Under general United States federal income
tax principles, upon maturity of the Notes a
United States Holder will recognize gain or
loss equal to the difference between the
amount realized by the Holder at maturity
(i.e. the sum of the par amount and the
Supplemental Redemption Amount received) and
such Holder's tax basis in the Notes. Any
loss recognized at maturity will be treated
as capital loss. It is unclear under
existing law whether gain recognized at
maturity will be treated as ordinary or
capital in character. Subject to further
guidance from the Internal Revenue Service,
however, the Company intends to treat such
gain as interest income and to report such
amounts accordingly. Prospective investors
should consult with their tax advisors
regarding the character of gain recognized at
maturity.
United States Holders that have acquired debt
instruments similar to the Notes and have
accounted for such debt instruments under
proposed, but subsequently withdrawn,
Treasury regulation Section 1.1275-4(g) may
be deemed to have established a method of
accounting that must be followed with respect
to the Notes, unless consent of the
Commissioner of the Internal Revenue Service
is obtained to change such method.
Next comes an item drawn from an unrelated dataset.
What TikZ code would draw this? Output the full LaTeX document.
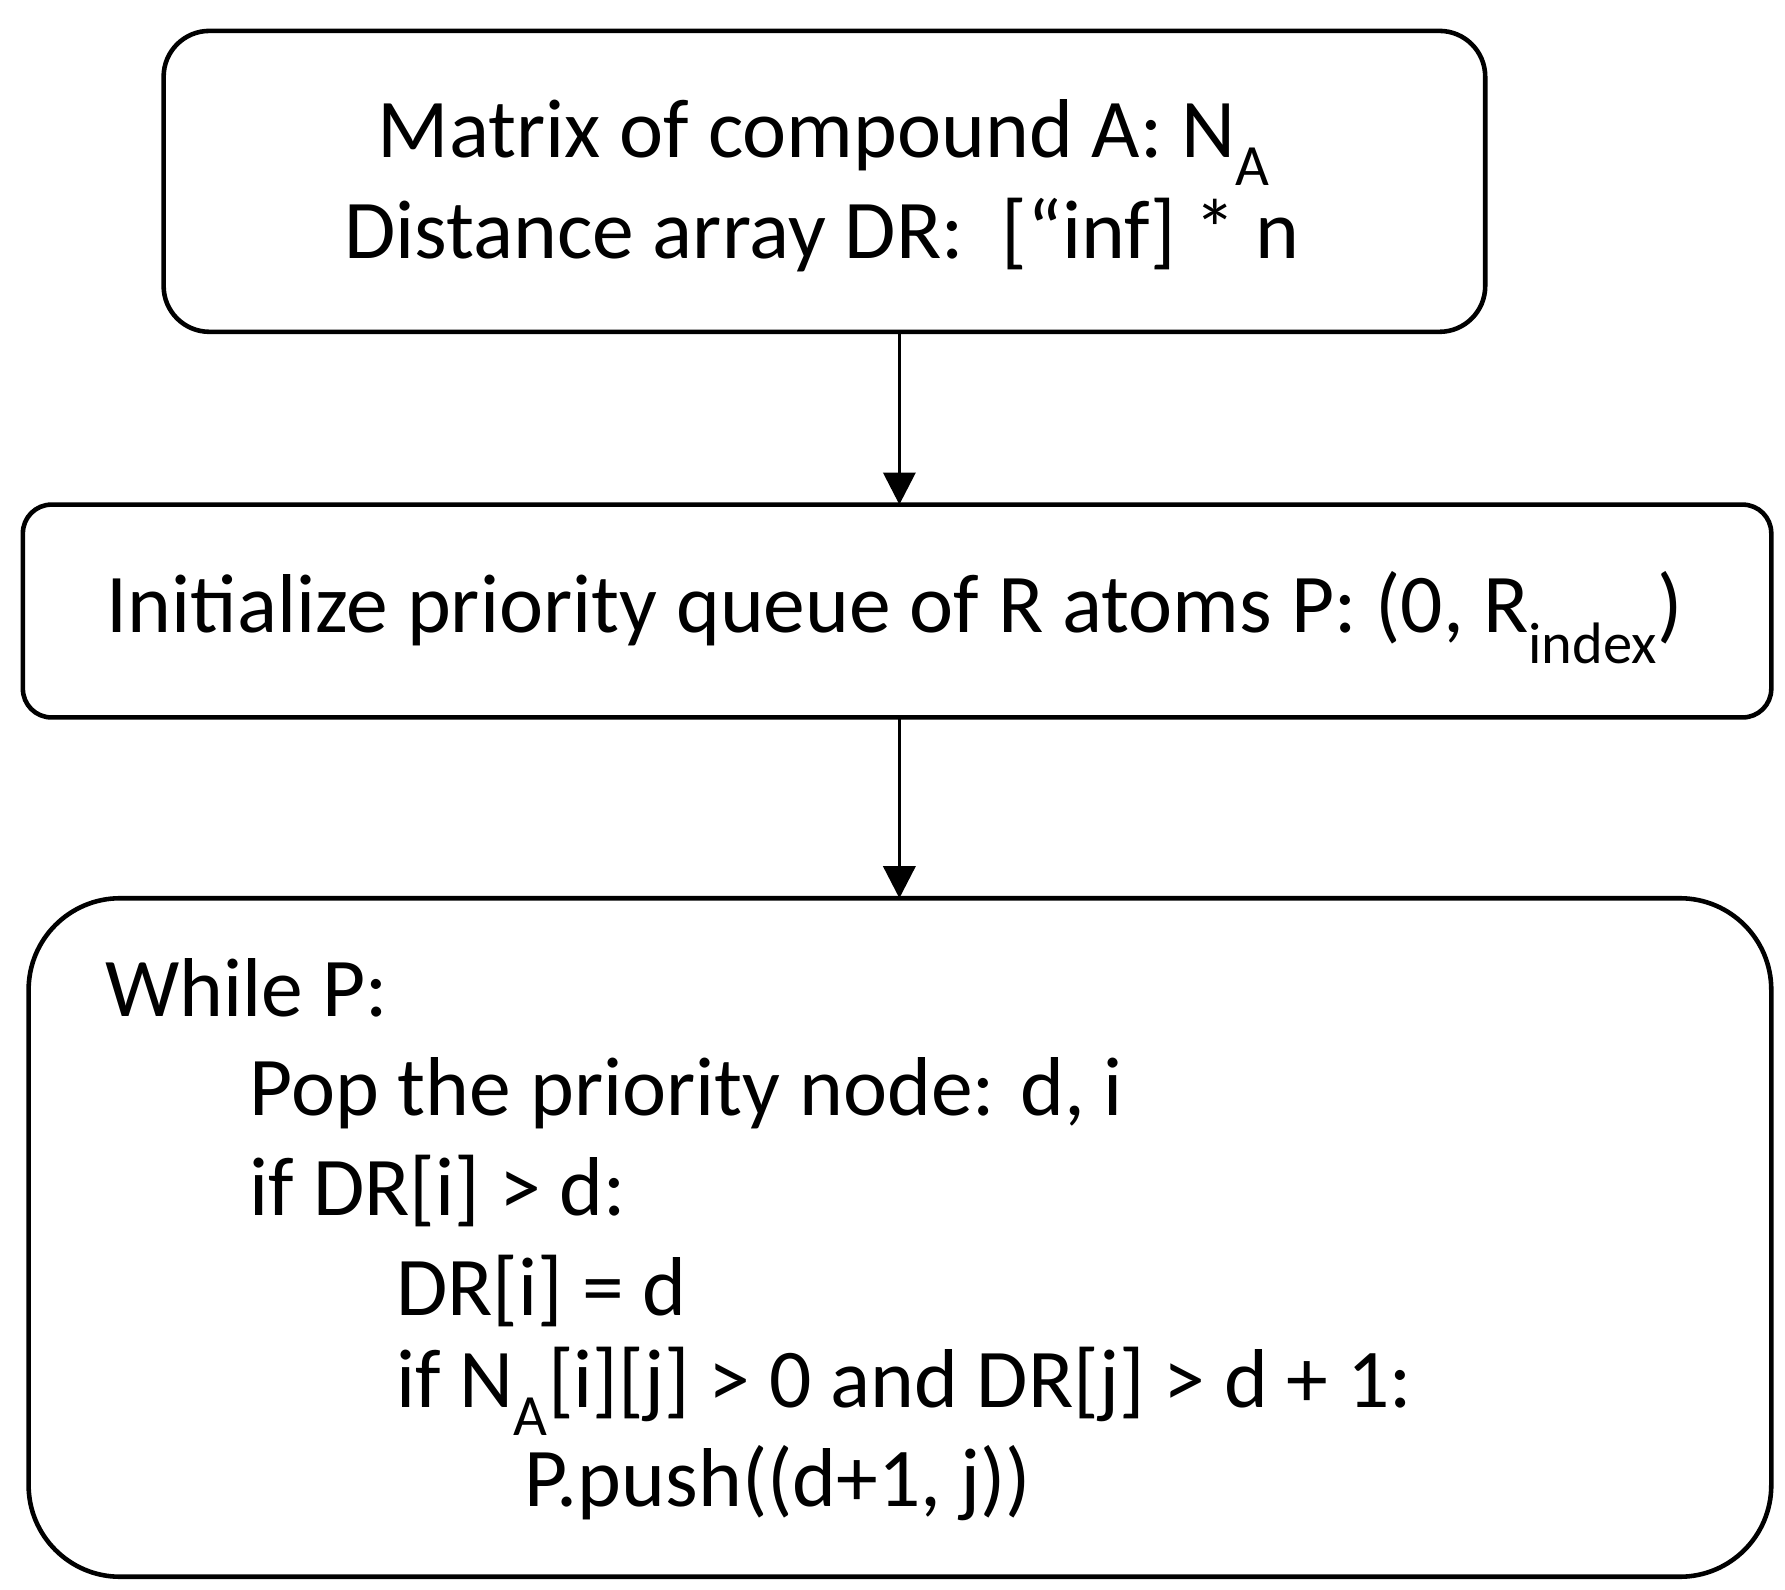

Absent
such consent, such a Holder may be required
to account for the Notes in the manner
prescribed in proposed, but subsequently
withdrawn, Treasury regulation Section
1.1275-4(g). The Internal Revenue Service,
however, would not be required to accept such
method as correct.
Any gain or loss recognized on the sale or
exchange of a Note prior to maturity will be
treated as capital in character.
There can be no assurance that the ultimate
tax treatment of the Note would not differ
significantly from the description herein.
Prospective investors are urged to consult
their tax advisors as to the possible
consequences of holding the Notes.
See also "United States Federal Taxation" in
the accompanying Prospectus Supplement.